→ **Task directions**
In the entries below, repeat only the lines between those holding "Write the Plotly code for this chart." and "21.9, 20.6, 18.9, 17.5, 15.1, 13.7, 11.3, 8.9, 6.6, 4.7, 2.3]", inclusive. Leave pictures out.

→ **Data section**
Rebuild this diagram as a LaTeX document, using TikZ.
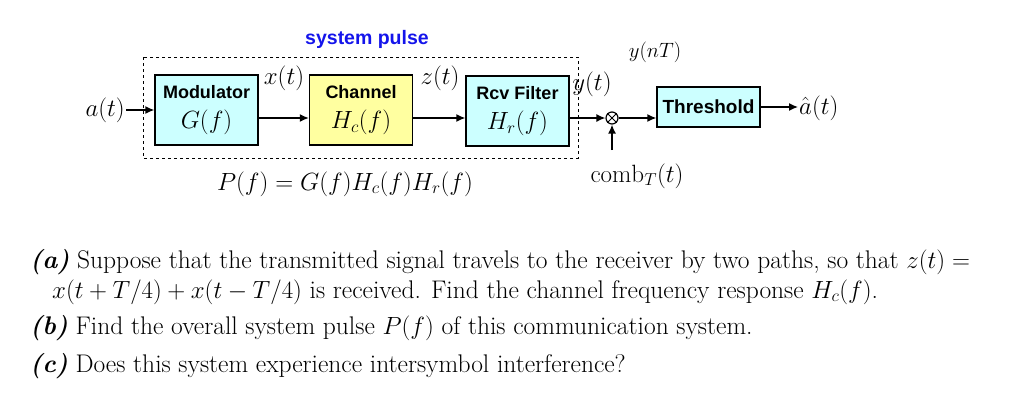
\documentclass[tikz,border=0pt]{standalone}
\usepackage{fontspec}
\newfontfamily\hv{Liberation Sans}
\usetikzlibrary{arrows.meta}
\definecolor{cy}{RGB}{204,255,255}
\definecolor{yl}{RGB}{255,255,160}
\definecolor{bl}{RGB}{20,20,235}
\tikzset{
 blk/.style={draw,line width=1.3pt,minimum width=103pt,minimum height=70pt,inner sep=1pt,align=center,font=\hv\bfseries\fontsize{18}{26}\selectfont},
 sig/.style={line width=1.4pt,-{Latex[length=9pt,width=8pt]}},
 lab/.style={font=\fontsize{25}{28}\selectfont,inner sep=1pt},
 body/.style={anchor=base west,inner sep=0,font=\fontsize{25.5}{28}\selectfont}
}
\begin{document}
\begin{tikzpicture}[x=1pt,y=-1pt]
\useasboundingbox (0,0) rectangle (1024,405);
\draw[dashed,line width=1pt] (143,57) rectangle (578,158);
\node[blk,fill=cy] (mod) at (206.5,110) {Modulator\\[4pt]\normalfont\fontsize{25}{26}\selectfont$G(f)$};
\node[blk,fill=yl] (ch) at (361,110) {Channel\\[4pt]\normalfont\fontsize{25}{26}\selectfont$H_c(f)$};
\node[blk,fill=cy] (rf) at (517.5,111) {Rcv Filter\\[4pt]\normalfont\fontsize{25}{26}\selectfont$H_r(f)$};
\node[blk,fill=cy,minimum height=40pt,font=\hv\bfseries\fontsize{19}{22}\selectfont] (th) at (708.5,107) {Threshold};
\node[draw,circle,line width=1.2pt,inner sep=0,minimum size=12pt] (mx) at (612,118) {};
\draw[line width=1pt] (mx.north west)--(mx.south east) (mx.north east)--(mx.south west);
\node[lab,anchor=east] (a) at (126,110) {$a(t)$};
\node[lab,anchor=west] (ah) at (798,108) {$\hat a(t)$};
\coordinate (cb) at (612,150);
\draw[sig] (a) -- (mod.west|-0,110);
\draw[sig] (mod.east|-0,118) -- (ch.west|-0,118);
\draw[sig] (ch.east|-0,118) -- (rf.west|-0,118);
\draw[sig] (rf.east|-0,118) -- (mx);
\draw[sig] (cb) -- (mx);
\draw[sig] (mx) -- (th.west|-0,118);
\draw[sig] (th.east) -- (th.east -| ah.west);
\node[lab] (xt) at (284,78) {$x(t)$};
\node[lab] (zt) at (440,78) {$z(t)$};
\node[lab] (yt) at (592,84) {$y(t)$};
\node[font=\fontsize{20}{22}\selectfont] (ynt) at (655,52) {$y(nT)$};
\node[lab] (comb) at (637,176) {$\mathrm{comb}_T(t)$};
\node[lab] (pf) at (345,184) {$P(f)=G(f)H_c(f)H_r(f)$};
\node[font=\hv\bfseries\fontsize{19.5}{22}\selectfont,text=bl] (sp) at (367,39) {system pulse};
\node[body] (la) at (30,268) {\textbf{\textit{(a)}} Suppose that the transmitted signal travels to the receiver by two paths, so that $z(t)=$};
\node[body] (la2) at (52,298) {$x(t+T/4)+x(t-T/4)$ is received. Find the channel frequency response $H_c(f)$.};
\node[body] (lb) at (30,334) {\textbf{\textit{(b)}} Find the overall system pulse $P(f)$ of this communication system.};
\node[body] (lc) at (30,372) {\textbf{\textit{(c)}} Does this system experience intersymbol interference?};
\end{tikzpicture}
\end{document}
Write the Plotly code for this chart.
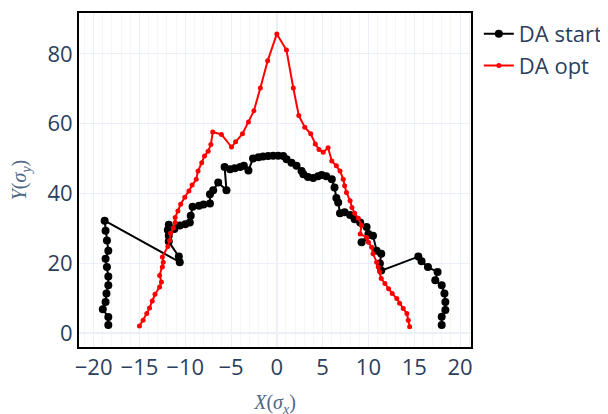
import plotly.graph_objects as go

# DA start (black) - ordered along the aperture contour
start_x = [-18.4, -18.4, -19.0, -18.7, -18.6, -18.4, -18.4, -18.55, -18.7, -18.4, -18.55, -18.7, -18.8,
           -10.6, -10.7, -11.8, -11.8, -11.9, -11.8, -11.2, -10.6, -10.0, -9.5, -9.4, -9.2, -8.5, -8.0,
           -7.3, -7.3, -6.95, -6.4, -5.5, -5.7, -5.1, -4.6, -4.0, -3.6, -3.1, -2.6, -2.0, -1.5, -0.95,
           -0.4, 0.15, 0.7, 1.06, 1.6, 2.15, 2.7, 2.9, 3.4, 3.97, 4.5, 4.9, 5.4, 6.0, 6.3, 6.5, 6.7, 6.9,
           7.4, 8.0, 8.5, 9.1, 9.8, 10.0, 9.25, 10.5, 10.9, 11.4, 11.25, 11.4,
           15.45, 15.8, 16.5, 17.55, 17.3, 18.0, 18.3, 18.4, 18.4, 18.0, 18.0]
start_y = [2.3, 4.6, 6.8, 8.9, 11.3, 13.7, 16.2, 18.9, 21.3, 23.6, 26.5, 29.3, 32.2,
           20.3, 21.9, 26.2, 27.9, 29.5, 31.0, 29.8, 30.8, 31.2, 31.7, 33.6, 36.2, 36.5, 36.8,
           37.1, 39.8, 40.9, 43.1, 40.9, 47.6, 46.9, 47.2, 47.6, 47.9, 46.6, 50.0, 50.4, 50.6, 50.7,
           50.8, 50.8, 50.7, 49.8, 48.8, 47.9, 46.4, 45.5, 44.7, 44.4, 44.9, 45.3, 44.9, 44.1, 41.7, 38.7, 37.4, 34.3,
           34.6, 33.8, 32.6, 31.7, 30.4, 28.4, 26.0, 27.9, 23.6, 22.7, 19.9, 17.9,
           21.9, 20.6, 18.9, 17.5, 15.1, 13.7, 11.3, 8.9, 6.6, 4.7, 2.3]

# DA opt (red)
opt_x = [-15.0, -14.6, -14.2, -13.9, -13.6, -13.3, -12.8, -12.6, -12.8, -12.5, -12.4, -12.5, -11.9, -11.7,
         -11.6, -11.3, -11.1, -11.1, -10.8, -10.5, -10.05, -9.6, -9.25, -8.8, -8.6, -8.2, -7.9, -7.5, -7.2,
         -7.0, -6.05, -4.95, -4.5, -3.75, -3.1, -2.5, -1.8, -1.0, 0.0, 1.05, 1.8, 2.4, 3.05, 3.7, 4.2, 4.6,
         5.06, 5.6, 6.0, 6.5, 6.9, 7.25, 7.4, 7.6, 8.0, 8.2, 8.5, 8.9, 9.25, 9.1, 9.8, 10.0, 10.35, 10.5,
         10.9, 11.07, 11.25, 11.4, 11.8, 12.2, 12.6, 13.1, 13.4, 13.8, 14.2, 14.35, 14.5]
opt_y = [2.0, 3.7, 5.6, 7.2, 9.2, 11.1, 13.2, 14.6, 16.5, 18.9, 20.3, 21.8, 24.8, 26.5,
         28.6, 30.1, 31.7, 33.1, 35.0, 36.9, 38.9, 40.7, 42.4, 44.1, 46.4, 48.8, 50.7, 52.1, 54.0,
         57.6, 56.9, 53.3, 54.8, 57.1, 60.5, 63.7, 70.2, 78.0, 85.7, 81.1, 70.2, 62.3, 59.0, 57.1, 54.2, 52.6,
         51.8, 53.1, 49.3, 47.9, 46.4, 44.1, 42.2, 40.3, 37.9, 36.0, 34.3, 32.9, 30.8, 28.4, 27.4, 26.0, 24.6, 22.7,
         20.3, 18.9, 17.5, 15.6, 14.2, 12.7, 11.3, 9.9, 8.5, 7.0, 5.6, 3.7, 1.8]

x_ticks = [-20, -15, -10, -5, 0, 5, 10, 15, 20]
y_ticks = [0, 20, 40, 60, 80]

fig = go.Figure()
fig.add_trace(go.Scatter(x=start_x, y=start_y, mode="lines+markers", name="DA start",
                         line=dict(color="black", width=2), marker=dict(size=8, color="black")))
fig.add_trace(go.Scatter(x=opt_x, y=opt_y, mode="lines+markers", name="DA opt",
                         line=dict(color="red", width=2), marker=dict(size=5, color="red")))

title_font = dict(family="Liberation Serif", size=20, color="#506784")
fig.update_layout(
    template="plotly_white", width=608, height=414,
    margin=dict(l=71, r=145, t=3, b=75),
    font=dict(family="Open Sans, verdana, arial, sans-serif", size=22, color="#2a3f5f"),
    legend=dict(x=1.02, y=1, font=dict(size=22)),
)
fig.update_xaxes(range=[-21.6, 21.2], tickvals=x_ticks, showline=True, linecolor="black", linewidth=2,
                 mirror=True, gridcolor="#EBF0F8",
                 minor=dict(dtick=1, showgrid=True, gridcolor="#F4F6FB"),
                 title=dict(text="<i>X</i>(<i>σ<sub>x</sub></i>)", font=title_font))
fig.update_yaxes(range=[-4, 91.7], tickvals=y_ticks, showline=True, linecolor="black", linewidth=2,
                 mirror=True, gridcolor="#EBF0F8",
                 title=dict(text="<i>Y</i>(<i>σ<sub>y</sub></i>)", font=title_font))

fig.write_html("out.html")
==
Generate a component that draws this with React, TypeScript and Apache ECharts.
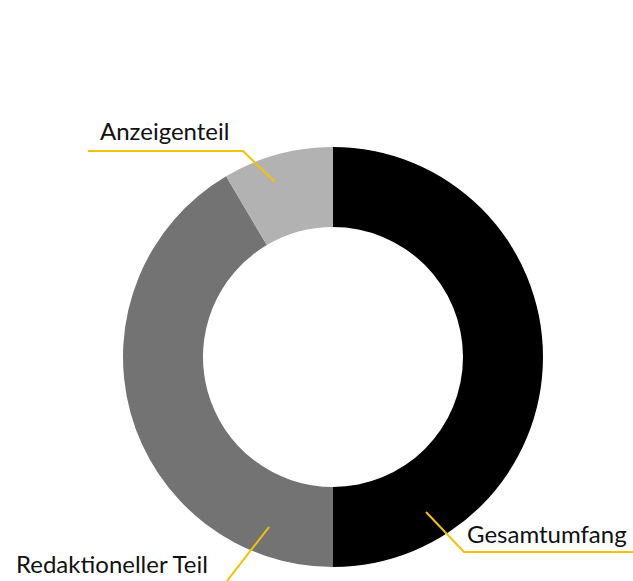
* * *
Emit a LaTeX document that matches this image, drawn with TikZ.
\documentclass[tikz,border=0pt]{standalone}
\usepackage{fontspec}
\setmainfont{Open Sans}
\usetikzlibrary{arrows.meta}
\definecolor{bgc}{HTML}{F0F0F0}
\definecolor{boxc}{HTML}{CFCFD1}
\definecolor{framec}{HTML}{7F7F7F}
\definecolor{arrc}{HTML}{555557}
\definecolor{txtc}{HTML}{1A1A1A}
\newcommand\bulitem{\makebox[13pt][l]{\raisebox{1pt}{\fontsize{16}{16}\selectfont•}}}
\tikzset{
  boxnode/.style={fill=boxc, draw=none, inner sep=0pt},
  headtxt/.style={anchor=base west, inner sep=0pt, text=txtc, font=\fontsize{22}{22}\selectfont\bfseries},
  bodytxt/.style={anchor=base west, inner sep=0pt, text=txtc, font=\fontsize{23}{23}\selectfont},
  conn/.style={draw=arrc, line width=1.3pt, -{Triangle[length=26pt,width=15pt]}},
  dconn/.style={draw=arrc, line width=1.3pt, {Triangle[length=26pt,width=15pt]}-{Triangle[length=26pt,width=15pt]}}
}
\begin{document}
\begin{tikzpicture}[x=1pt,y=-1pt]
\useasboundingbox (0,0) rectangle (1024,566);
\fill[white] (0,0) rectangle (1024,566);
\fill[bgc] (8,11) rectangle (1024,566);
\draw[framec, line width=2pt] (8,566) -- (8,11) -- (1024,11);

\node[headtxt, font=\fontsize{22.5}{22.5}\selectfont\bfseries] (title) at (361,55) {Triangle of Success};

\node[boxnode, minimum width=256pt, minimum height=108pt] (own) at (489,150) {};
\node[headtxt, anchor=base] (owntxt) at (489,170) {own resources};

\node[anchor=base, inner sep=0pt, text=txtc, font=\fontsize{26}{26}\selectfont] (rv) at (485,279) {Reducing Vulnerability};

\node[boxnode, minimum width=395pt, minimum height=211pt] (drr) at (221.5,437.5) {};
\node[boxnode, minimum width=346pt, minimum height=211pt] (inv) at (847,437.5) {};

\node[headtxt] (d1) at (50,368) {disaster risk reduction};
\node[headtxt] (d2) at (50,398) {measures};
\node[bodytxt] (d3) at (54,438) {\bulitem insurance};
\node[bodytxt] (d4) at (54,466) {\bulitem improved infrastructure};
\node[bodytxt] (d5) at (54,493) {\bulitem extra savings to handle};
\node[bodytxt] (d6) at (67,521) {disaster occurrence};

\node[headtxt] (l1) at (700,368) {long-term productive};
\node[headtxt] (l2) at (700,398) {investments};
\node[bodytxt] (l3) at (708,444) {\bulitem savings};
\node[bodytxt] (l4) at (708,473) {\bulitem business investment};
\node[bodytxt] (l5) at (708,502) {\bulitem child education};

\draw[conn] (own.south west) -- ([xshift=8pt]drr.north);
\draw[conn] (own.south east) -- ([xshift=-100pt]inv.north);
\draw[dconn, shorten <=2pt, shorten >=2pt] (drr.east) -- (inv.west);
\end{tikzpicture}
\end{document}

→ **Full answer**
Write the Plotly code for this chart.
import plotly.graph_objects as go

# DA start (black) - ordered along the aperture contour
start_x = [-18.4, -18.4, -19.0, -18.7, -18.6, -18.4, -18.4, -18.55, -18.7, -18.4, -18.55, -18.7, -18.8,
           -10.6, -10.7, -11.8, -11.8, -11.9, -11.8, -11.2, -10.6, -10.0, -9.5, -9.4, -9.2, -8.5, -8.0,
           -7.3, -7.3, -6.95, -6.4, -5.5, -5.7, -5.1, -4.6, -4.0, -3.6, -3.1, -2.6, -2.0, -1.5, -0.95,
           -0.4, 0.15, 0.7, 1.06, 1.6, 2.15, 2.7, 2.9, 3.4, 3.97, 4.5, 4.9, 5.4, 6.0, 6.3, 6.5, 6.7, 6.9,
           7.4, 8.0, 8.5, 9.1, 9.8, 10.0, 9.25, 10.5, 10.9, 11.4, 11.25, 11.4,
           15.45, 15.8, 16.5, 17.55, 17.3, 18.0, 18.3, 18.4, 18.4, 18.0, 18.0]
start_y = [2.3, 4.6, 6.8, 8.9, 11.3, 13.7, 16.2, 18.9, 21.3, 23.6, 26.5, 29.3, 32.2,
           20.3, 21.9, 26.2, 27.9, 29.5, 31.0, 29.8, 30.8, 31.2, 31.7, 33.6, 36.2, 36.5, 36.8,
           37.1, 39.8, 40.9, 43.1, 40.9, 47.6, 46.9, 47.2, 47.6, 47.9, 46.6, 50.0, 50.4, 50.6, 50.7,
           50.8, 50.8, 50.7, 49.8, 48.8, 47.9, 46.4, 45.5, 44.7, 44.4, 44.9, 45.3, 44.9, 44.1, 41.7, 38.7, 37.4, 34.3,
           34.6, 33.8, 32.6, 31.7, 30.4, 28.4, 26.0, 27.9, 23.6, 22.7, 19.9, 17.9,
           21.9, 20.6, 18.9, 17.5, 15.1, 13.7, 11.3, 8.9, 6.6, 4.7, 2.3]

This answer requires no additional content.